Bangkok — (UPDATE) As street protests continue to grow against the government’s blanket amnesty bill in Thailand, academics say they are confident the bill will be axed by the Constitutional Court.
Prinya Thaewanarumitkul, vice-rector of Thammasat University, said “The law and the process are in violation of the constitution,” reported the Bangkok Post.
The Democrat Party has already vowed it will launch a legal challenge to the bill once it goes through the parliamentary process.
Also, Prime Minister Yingluck Shinawatra cannot forward the bill on to His Majesty the King until the court gives its verdict.
Over 700 lecturers, staff, and students of Thammasat University issued a statement reaffirming the school’s stand against the amnesty bill on Monday morning.
Meanwhile, the Democrat Party will lead a march from its rally site at Samsen railway station across Bangkok today in an effort to step up their campaign against the bill.

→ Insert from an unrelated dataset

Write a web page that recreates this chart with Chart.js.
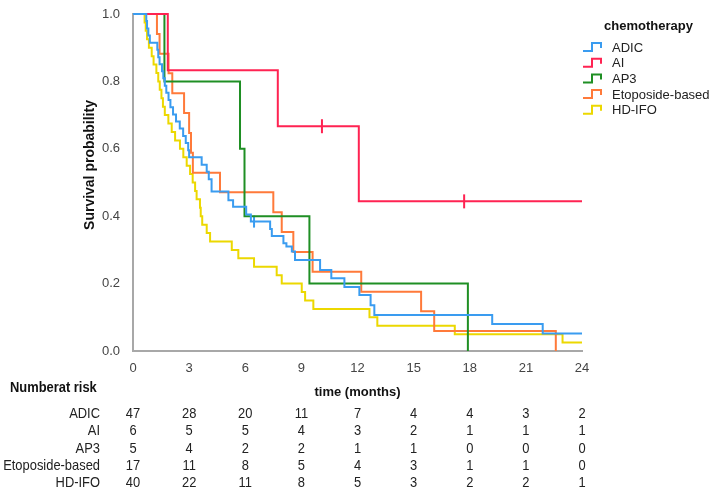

The march is aimed at paralysing traffic in Bangkok in order to put more pressure on the government to withdraw the bill, said Thai media reports.

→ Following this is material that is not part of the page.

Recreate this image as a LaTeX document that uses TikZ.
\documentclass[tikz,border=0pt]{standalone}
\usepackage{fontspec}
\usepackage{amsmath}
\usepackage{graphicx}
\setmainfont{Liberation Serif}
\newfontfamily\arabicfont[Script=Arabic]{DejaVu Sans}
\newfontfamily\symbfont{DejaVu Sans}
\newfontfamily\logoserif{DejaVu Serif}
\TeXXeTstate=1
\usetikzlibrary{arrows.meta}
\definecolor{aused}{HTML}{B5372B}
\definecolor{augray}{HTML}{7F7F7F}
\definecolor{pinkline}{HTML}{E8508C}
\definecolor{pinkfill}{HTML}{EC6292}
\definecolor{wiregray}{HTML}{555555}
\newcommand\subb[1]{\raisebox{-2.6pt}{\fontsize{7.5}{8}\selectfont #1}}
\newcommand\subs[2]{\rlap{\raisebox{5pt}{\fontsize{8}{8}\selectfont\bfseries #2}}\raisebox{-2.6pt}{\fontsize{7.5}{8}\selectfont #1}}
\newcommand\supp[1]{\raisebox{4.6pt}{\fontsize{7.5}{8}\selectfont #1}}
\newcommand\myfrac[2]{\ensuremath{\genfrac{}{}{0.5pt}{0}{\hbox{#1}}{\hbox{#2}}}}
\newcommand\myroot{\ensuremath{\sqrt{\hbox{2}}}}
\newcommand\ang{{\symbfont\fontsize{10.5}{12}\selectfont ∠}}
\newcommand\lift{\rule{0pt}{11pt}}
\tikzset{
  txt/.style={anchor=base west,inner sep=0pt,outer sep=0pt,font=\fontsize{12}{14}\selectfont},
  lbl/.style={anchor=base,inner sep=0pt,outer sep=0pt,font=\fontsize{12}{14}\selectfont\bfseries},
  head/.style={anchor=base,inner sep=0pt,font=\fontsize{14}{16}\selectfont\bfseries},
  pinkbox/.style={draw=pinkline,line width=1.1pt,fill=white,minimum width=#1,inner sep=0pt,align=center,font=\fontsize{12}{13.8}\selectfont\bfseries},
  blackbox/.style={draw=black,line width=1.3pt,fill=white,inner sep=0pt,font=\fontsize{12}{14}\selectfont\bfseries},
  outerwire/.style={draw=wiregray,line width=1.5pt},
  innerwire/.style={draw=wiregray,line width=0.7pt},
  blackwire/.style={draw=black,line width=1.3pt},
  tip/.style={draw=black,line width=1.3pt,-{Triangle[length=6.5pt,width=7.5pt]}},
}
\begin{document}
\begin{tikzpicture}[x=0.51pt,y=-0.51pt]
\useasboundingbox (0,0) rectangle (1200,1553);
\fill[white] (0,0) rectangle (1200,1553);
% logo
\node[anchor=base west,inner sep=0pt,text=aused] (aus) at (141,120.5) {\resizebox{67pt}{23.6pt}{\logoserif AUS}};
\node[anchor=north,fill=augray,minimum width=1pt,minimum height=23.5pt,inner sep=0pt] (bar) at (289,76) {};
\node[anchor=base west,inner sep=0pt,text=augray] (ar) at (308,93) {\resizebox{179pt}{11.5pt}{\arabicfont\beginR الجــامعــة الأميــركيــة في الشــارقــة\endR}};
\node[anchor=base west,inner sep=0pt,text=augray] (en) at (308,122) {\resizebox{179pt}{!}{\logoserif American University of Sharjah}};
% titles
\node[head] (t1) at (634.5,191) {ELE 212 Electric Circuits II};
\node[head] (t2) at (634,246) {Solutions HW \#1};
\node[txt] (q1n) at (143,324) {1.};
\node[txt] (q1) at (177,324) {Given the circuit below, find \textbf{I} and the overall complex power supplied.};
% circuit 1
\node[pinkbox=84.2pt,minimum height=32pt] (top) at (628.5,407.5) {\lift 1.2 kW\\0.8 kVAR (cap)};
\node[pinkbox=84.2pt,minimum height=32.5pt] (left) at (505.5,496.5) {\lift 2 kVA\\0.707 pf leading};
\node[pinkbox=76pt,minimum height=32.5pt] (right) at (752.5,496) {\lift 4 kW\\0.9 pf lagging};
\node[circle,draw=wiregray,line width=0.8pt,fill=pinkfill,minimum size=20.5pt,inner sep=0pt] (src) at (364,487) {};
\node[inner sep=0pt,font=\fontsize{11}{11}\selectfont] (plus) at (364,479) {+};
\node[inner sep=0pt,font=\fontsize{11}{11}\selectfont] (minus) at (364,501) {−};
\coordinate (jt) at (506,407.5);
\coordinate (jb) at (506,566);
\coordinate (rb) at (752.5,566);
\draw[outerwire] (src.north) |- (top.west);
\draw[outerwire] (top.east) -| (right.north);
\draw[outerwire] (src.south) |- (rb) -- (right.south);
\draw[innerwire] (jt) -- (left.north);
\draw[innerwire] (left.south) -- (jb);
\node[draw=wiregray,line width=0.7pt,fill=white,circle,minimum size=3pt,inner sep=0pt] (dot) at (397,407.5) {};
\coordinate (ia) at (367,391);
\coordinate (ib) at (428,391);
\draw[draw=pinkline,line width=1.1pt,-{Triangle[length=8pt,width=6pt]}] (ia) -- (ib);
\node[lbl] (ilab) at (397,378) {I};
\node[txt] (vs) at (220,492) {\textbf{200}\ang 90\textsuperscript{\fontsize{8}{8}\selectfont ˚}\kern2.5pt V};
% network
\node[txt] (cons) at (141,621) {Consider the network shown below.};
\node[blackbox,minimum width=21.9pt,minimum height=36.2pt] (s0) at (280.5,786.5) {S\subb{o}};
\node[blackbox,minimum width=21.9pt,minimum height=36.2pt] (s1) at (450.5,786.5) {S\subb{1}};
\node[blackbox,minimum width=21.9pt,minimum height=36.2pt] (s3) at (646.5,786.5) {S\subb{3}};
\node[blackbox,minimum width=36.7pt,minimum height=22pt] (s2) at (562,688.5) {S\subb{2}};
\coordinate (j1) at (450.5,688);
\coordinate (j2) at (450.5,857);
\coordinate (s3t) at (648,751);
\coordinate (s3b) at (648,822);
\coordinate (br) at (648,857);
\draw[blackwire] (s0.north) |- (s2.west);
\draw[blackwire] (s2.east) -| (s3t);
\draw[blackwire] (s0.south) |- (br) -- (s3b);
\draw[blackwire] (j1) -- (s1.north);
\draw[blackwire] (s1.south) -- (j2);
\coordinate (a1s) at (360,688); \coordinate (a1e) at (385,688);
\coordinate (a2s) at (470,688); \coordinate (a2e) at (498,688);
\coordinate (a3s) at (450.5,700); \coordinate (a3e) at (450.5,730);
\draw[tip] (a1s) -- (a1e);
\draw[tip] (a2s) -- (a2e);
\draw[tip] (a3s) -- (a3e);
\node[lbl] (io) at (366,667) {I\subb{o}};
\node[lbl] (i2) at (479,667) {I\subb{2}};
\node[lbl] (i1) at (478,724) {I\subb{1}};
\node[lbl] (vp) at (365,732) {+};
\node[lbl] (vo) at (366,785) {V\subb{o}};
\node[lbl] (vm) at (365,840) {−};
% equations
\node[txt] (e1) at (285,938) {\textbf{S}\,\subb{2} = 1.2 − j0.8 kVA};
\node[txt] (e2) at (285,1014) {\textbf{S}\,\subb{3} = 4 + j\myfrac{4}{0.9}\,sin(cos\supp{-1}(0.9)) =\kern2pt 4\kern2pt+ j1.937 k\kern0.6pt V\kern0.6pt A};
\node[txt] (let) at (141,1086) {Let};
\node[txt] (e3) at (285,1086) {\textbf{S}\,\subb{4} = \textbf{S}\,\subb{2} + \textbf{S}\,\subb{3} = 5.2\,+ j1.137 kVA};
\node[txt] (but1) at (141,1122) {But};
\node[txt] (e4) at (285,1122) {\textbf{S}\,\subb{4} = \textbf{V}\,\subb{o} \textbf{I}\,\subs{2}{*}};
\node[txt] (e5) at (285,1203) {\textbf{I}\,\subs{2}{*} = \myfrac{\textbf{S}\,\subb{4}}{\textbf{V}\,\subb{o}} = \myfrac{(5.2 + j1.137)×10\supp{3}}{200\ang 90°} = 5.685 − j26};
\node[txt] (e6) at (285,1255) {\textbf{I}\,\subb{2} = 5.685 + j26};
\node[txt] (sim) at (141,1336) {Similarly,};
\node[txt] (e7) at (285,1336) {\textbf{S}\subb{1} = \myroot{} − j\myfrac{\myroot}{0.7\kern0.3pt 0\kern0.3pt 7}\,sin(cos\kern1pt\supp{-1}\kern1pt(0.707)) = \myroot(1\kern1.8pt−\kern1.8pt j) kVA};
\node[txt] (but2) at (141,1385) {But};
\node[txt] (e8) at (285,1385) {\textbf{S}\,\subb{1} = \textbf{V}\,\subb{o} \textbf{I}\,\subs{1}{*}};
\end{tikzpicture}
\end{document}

The separate rally at Uruphong intersection has grown as more groups have joined, and reports indicate the Democrat Party demonstrators now intend to join forces with the protesters at Uruphong.
In addition, yet another rally of business groups on Silom Road today intend to blow whistles showing their defiance against the bill.
The Bangkok Post also reported today that former prime minister Thaksin Shinawatra expects the Constitution Court to reject all controversial bills of his younger sister Yingluck Shinawatra’s government, and is already preparing the ruling Pheu Thai Party for a general election early next year.
The report said Pheu Thai Party spokesman Prompong Nopparit contended that the amnesty bill was for the sake of national reconciliation, and was therefore in the public’s interest.
He said it was not discriminatory, and not aimed at just one person.
Many of those who oppose the bill fear that its real aim is to grant amnesty to Thaksin, thus allowing the fugitive ex-PM to return to Thailand and possibly return to power.